Mas é importante saber que o indígena vive um estado de plenitude cultural (190); vive sua grande história, comprometido com o aqui e agora (191). Cidades “limpas”, sitiadas pelo mero estar (193). O mero estar tem uma consistência vital mais forte que o ser além, pois está em consonância com a América: o ser fagocitado pelo estar. Ver como ocorre essa “dialética”. (195).
O que é a fagocitação ]opera na inconsciência social (197). O ser quer impor a ordem, a limpeza; o estar sabe viver o equilíbrio entre ordem e desordem, por isso o fedor, a sujeira da desordem, do caos, da ira divina. A cultura ocidental pretende que tudo seja ordem. Por não ter suas raízes na vida, na grande história que considera a ordem e o caos, o ser alguém é fagocitável (mais frágil que o estar ameríndio (202).
Então a criação de fábrica de objetos (208). Compreende-se assim a angústia descrita por Heidegger ] descreve a vida inautêntica e deixa antever o desejo de uma vida autêntica. E o estar ensina que o ser não é durável – é apenas a pequena história (209). A grande história = utensílios; a pequena história = objetos.
Sabedoria da América ]esconde sua subjetividade numa pseudo objetividade. O índio também é transformado em objeto pela etnografia (p. 216). Uma filosofia de vida baseada no quefazer diário do povo (221).
O mero estar para o fruto ]a dificuldade das abstrações; a interioridade.
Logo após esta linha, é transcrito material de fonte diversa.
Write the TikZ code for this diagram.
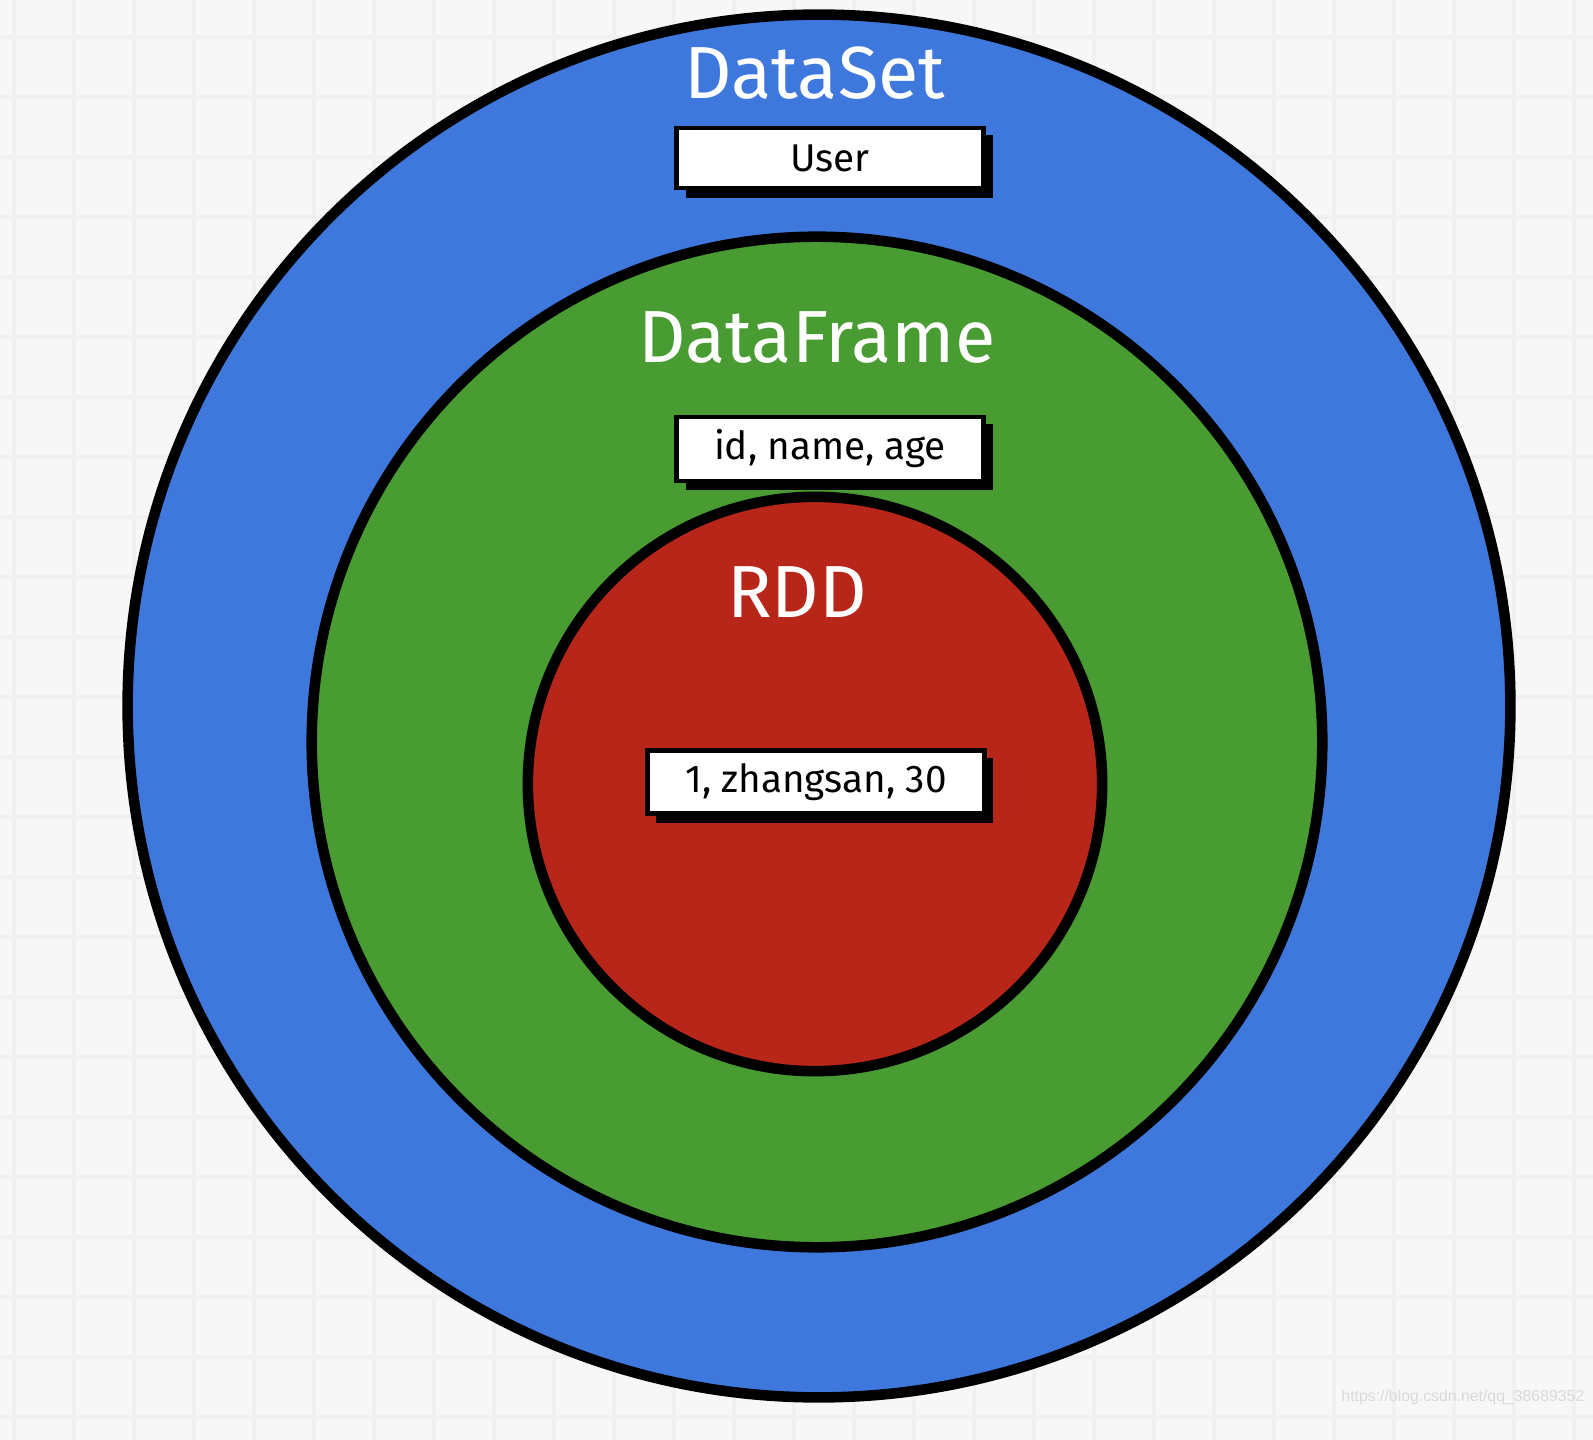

Por isso o jejum, como forma de encontrar o seu interior, a busca da força dentro de si (234); sentir a dimensão exata da interioridade (235). Bem vinda a magia!!! A crença no deus e no diabo, na ordem e no caos. Diante da angústia da morte o pátio de objetos = “O pátio dos objetos serve precisamente para dar solidez de coisa a vida, para convertê-la em máquina de prazer” (238).
O caminho interior ]ordem interior = decorrente do equilíbrio entre o caos e ordem
Fedor e Sabedoria ]América supõe a tarefa de ser humano e haver feito um limite com o caos e com as coisas para buscar um caminho interior; caminho da verdade primeira (253). O fedor se dá como um retorno à interioridade.

Um comentário:

  1. Muito bom esse resumo/esquema/explicativo sobre o pensamento de Kusch nessa obra maravilhosa que nos faz entender a lógica ocidental e a indígena.